Gather every line holding the string "this".

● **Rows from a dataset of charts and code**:

-.-.-

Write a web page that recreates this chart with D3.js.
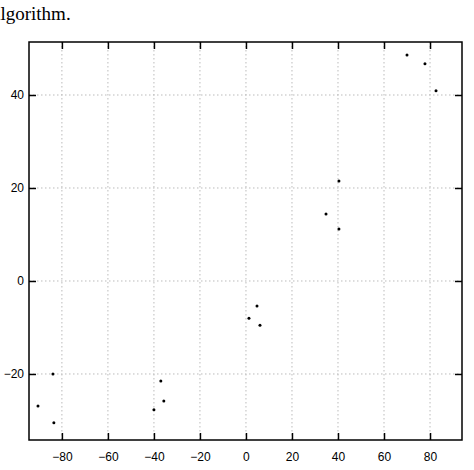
<!DOCTYPE html>
<html lang="en">
<head>
<meta charset="UTF-8">
<script src="https://d3js.org/d3.v7.min.js"></script>
<style>
  body { margin: 0; background: #fff; }
  .grid line { stroke: #bbb; stroke-dasharray: 1.5 2.5; }
  .tick text { font-family: "Liberation Sans", Arial, sans-serif; font-size: 12px; fill: #000; }
</style>
</head>
<body>
<svg id="chart" width="474" height="470"></svg>
<script>
  // Data points
  const xs = [-83.9, -90.4, -83.5, -37, -35.7, -40, 1.3, 4.8, 6.1, 34.8, 40.4, 40.4, 70, 77.8, 82.6];
  const ys = [-20, -26.9, -30.5, -21.5, -25.8, -27.7, -8, -5.4, -9.5, 14.4, 21.5, 11.2, 48.6, 46.7, 40.9];
  const xTicks = [-80, -60, -40, -20, 0, 20, 40, 60, 80];
  const yTicks = [-20, 0, 20, 40];

  const svg = d3.select("#chart");
  const pL = 29, pR = 462, pT = 42, pB = 440;

  svg.append("text")
    .attr("x", -8).attr("y", 20)
    .attr("font-family", "Liberation Serif, Times New Roman, serif")
    .attr("font-size", 19)
    .text("algorithm.");

  const x = d3.scaleLinear().domain([-94.3, 93.9]).range([pL, pR]);
  const y = d3.scaleLinear().domain([-34.2, 51.4]).range([pB, pT]);

  // grid
  const grid = svg.append("g").attr("class", "grid");
  grid.selectAll(".vx").data(xTicks).enter().append("line")
    .attr("x1", d => x(d)).attr("x2", d => x(d)).attr("y1", pT).attr("y2", pB);
  grid.selectAll(".hy").data(yTicks).enter().append("line")
    .attr("y1", d => y(d)).attr("y2", d => y(d)).attr("x1", pL).attr("x2", pR);

  // axes with inward ticks
  const tk = 7;
  svg.append("g").attr("transform", `translate(0,${pB})`)
    .call(d3.axisBottom(x).tickValues(xTicks).tickSizeInner(-tk).tickSizeOuter(0).tickPadding(12))
    .call(g => g.select(".domain").remove());
  svg.append("g").attr("transform", `translate(0,${pT})`)
    .call(d3.axisTop(x).tickValues(xTicks).tickSizeInner(-tk).tickSizeOuter(0).tickFormat(""))
    .call(g => g.select(".domain").remove());
  svg.append("g").attr("transform", `translate(${pL},0)`)
    .call(d3.axisLeft(y).tickValues(yTicks).tickSizeInner(-tk).tickSizeOuter(0).tickPadding(5))
    .call(g => g.select(".domain").remove());
  svg.append("g").attr("transform", `translate(${pR},0)`)
    .call(d3.axisRight(y).tickValues(yTicks).tickSizeInner(-tk).tickSizeOuter(0).tickFormat(""))
    .call(g => g.select(".domain").remove());
  svg.selectAll(".tick line").attr("stroke", "#000").attr("stroke-width", 1.5);

  svg.append("rect")
    .attr("x", pL).attr("y", pT).attr("width", pR - pL).attr("height", pB - pT)
    .attr("fill", "none").attr("stroke", "#000").attr("stroke-width", 1.5);

  svg.append("g").selectAll("circle").data(xs).enter().append("circle")
    .attr("cx", d => x(d)).attr("cy", (d, i) => y(ys[i]))
    .attr("r", 1.5).attr("fill", "#000");
</script>
</body>
</html>
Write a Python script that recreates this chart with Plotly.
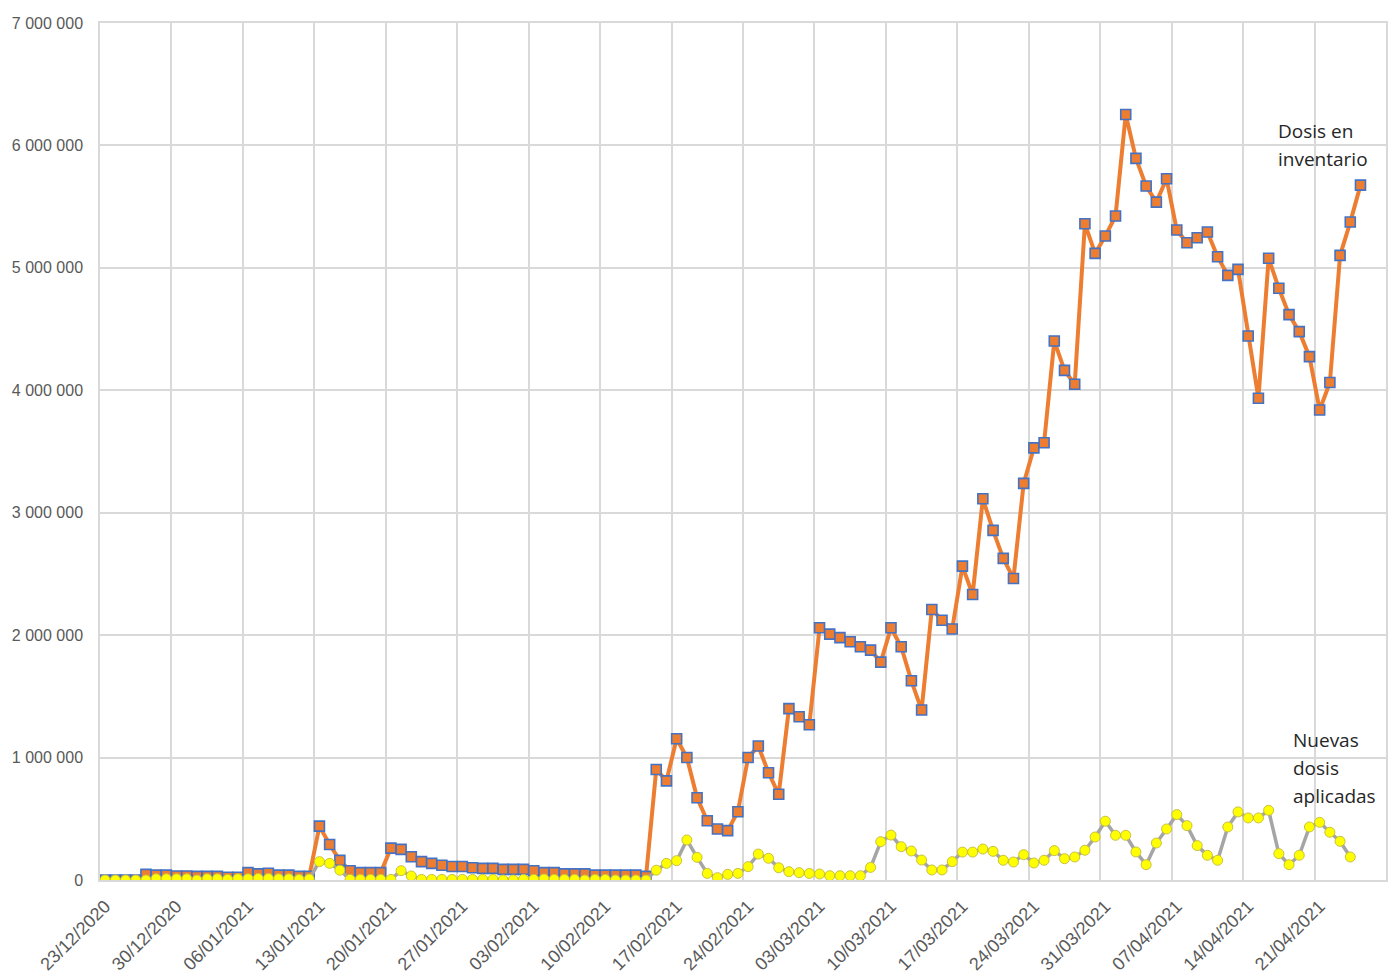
import pandas as pd
import plotly.graph_objects as go

start_date = "2020-12-23"

tick_labels = ["23/12/2020", "30/12/2020", "06/01/2021", "13/01/2021", "20/01/2021",
               "27/01/2021", "03/02/2021", "10/02/2021", "17/02/2021", "24/02/2021",
               "03/03/2021", "10/03/2021", "17/03/2021", "24/03/2021", "31/03/2021",
               "07/04/2021", "14/04/2021", "21/04/2021"]

# Dosis en inventario (millones)
inventario_m = [
    0.0, 0.0, 0.0, 0.0, 0.046, 0.040, 0.040, 0.033, 0.033, 0.030,
    0.030, 0.030, 0.022, 0.022, 0.060, 0.050, 0.055, 0.040, 0.040, 0.030,
    0.030, 0.440, 0.290, 0.160, 0.076, 0.060, 0.060, 0.060, 0.260, 0.250,
    0.190, 0.150, 0.136, 0.120, 0.110, 0.110, 0.100, 0.095, 0.095, 0.087,
    0.087, 0.087, 0.076, 0.060, 0.060, 0.050, 0.050, 0.050, 0.040, 0.040,
    0.040, 0.040, 0.040, 0.030, 0.903, 0.810, 1.154, 1.000, 0.672, 0.484,
    0.416, 0.403, 0.558, 1.000, 1.094, 0.876, 0.700, 1.400, 1.333, 1.268,
    2.060, 2.008, 1.980, 1.946, 1.905, 1.878, 1.780, 2.060, 1.905, 1.627,
    1.388, 2.210, 2.122, 2.050, 2.564, 2.332, 3.114, 2.856, 2.627, 2.463,
    3.240, 3.530, 3.572, 4.403, 4.163, 4.049, 5.360, 5.118, 5.260, 5.423,
    6.253, 5.894, 5.668, 5.537, 5.728, 5.309, 5.205, 5.246, 5.293, 5.091,
    4.939, 4.988, 4.444, 3.935, 5.078, 4.833, 4.618, 4.479, 4.275, 3.839,
    4.063, 5.102, 5.374, 5.676,
]

# Nuevas dosis aplicadas (millones)
aplicadas_m = [
    0.0, 0.0, 0.0, 0.0, 0.0, 0.010, 0.010, 0.010, 0.010, 0.0,
    0.010, 0.010, 0.005, 0.010, 0.010, 0.012, 0.012, 0.010, 0.010, 0.005,
    0.008, 0.150, 0.136, 0.080, 0.005, 0.005, 0.005, 0.005, 0.005, 0.076,
    0.033, 0.005, 0.005, 0.005, 0.005, 0.005, 0.005, 0.005, 0.005, 0.0,
    0.0, 0.005, 0.005, 0.008, 0.005, 0.005, 0.005, 0.0, 0.005, 0.005,
    0.0, 0.0, 0.0, 0.0, 0.080, 0.136, 0.158, 0.327, 0.185, 0.054,
    0.019, 0.046, 0.054, 0.109, 0.212, 0.177, 0.100, 0.068, 0.060, 0.054,
    0.049, 0.035, 0.035, 0.035, 0.035, 0.103, 0.313, 0.367, 0.272, 0.237,
    0.163, 0.082, 0.082, 0.150, 0.228, 0.228, 0.253, 0.234, 0.161, 0.147,
    0.207, 0.139, 0.161, 0.240, 0.174, 0.188, 0.243, 0.351, 0.480, 0.365,
    0.365, 0.229, 0.125, 0.302, 0.417, 0.534, 0.444, 0.281, 0.202, 0.161,
    0.433, 0.556, 0.507, 0.507, 0.569, 0.215, 0.125, 0.202, 0.433, 0.471,
    0.390, 0.316, 0.188,
]

fechas_inv = pd.date_range(start_date, periods=len(inventario_m), freq="D")
fechas_apl = pd.date_range(start_date, periods=len(aplicadas_m), freq="D")
inventario = [round(v * 1_000_000) for v in inventario_m]
aplicadas = [round(v * 1_000_000) for v in aplicadas_m]

tick_dates = [pd.to_datetime(t, format="%d/%m/%Y") for t in tick_labels]

fig = go.Figure()
fig.add_trace(go.Scatter(
    x=fechas_inv, y=inventario, mode="lines+markers", name="Dosis en inventario",
    line=dict(color="#ED7D31", width=4),
    marker=dict(symbol="square", size=10, color="#ED7D31",
                line=dict(color="#4472C4", width=1.6)),
))
fig.add_trace(go.Scatter(
    x=fechas_apl, y=aplicadas, mode="lines+markers", name="Nuevas dosis aplicadas",
    line=dict(color="#A5A5A5", width=3.5),
    marker=dict(symbol="circle", size=10, color="#FFFF00",
                line=dict(color="#C9C040", width=1)),
))

grid_c = "#D9D9D9"
fig.update_layout(
    width=1392, height=968,
    margin=dict(l=92, r=14, t=15, b=96),
    paper_bgcolor="white", plot_bgcolor="white",
    showlegend=False,
    separators=", ",
    font=dict(family="Liberation Sans, Arial, sans-serif", color="#595959"),
    xaxis=dict(
        type="date", automargin=False,
        range=["2020-12-22 12:00", "2021-04-27 12:00"],
        tickmode="array", tickvals=tick_dates, ticktext=tick_labels,
        tickangle=-45, tickfont=dict(size=18, color="#595959"),
        showgrid=False, ticks="", ticklabelstandoff=7,
        minor=dict(tick0="2020-12-22 12:00", dtick=7 * 86400000,
                   showgrid=True, gridcolor=grid_c, gridwidth=1.5, ticks=""),
        showline=True, linecolor=grid_c, linewidth=1.5, mirror=True,
        zeroline=False,
    ),
    yaxis=dict(
        range=[0, 7_000_000], dtick=1_000_000, tickformat=",d", automargin=False,
        tickfont=dict(size=16, color="#595959"),
        showgrid=True, gridcolor=grid_c, gridwidth=1.5,
        showline=True, linecolor=grid_c, linewidth=1.5, mirror=True,
        zeroline=False, ticks="", ticklabelstandoff=12,
    ),
)

ann_font = dict(family="Open Sans, sans-serif", size=19, color="#262626")
for txt, xp, yp in [("Dosis en", 0.9145, 0.874), ("inventario", 0.9145, 0.8413),
                    ("Nuevas", 0.926, 0.1634), ("dosis", 0.926, 0.1307),
                    ("aplicadas", 0.926, 0.098)]:
    fig.add_annotation(text=txt, x=xp, y=yp, xref="paper", yref="paper",
                       xanchor="left", yanchor="middle", showarrow=False,
                       font=ann_font)

fig.write_html("out.html", config={"displayModeBar": False})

-.-.-

● **OUTPUT BELOW**:
Write a web page that recreates this chart with D3.js.
Write a Python script that recreates this chart with Plotly.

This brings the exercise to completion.